Where x86 still makes sense
Not every workload is a good Graviton fit. The areas where ARM still loses:
- x86-only licensed software. Enterprise tools (older SAP, legacy finance software, certain database engines) only ship x86 binaries. Vendor support contracts often forbid unofficial ports.
- Single-threaded performance ceilings. ARM chips excel at throughput but the per-core frequency is usually lower than the equivalent Intel SKU. If your workload is bound to a single thread and can't parallelize, you might still want a high-clock-rate x86 instance.
- GPU-heavy AI training. The GPU is the bottleneck, not the CPU. The host CPU still matters for data loading. Neither ARM nor x86 wins cleanly here.
- Windows workloads. Microsoft's Windows-on-ARM has come a long way, but it's still less mature than x86 Windows.
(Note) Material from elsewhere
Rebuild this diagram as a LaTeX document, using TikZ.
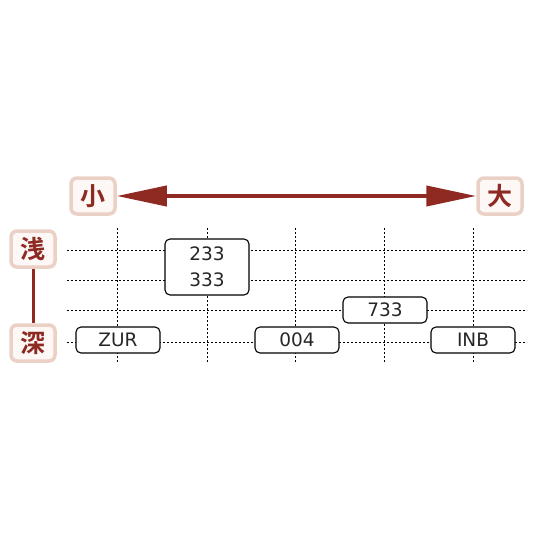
\documentclass[tikz,border=0pt]{standalone}
\usepackage{fontspec}
\setmainfont{DejaVu Sans}
\newfontfamily\cjk{Noto Sans CJK JP}[BoldFont={* Bold}]
\usetikzlibrary{arrows.meta}
\definecolor{dred}{HTML}{8E2A22}
\definecolor{pinkb}{HTML}{EBD0C6}
\definecolor{pinkf}{HTML}{FDF8F6}
\tikzset{
  grid/.style={black, line width=0.6pt, dash pattern=on 2pt off 2pt},
  lab/.style={draw=pinkb, fill=pinkf, line width=3.5pt, rounded corners=6pt, minimum width=44pt, minimum height=36pt, inner sep=0pt, text=dred, font=\cjk\bfseries\fontsize{25}{25}\selectfont},
  cbox/.style={draw=black, fill=white, line width=1.1pt, rounded corners=5pt, minimum width=84pt, minimum height=26pt, inner sep=0pt, font=\fontsize{18.5}{18.5}\selectfont, text=black!85},
  bigarrow/.style={dred, line width=4pt, {Triangle[length=50pt,width=20pt]}-{Triangle[length=50pt,width=20pt]}}
}
\begin{document}
\begin{tikzpicture}[x=1pt,y=-1pt]
\useasboundingbox (0,0) rectangle (543,543);
% grid
\foreach \yy in {250,280,310,342} \draw[grid] (67,\yy) -- (527,\yy);
\foreach \xx in {117,207,295,384,473} \draw[grid] (\xx,228) -- (\xx,363);
% labels
\node[lab] (small) at (93,196) {小};
\node[lab] (large) at (500,196) {大};
\node[lab] (shallow) at (33,249) {浅};
\node[lab] (deep) at (33,343) {深};
\draw[bigarrow] (small.east) -- (large.west);
\draw[dred, line width=3pt] (shallow.south) -- (deep.north);
% boxes
\node[cbox, minimum height=56pt, align=center, font=\fontsize{18.5}{26}\selectfont] (b233) at (207,267) {233\\333};
\node[cbox] (zur) at (118,340) {ZUR};
\node[cbox] (b004) at (297,340) {004};
\node[cbox] (b733) at (385,310) {733};
\node[cbox] (inb) at (473,340) {INB};
\end{tikzpicture}
\end{document}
Most enterprise Windows shops run x86 VMs.
If you're unsure, AWS publishes instance-by-instance benchmarks that compare Graviton 4 to Intel and AMD equivalents. The pattern is usually ARM wins on web servers, microservices, databases. ARM ties or loses on legacy enterprise.
The deeper systems question
The shift to ARM in hyperscale clouds is also a story about post-quantum crypto migration timelines and what happens when you have to recompile half the world's code anyway. Most teams I talk to are putting off the ARM migration until they need to do other infrastructure work that forces a rebuild.
But this is also why the cloud pricing story keeps shifting in confusing ways. The instance you used last year may not exist next year, or it may exist but cost more because the discount tier changed. The hyperscalers don't publish a single instance price list that stays stable. Pricing is now a moving target across architecture generations, and ARM is one of the reasons that target is moving faster.
If your team is mid-migration, the practical advice is to think of ARM as a default and x86 as the exception. Set up multi-arch container builds now, validate your CI matrix covers both, and stop paying the x86 premium unless you have a concrete workload that needs it. The cloud bill drop is large enough that the migration pays for itself in a quarter at most workloads.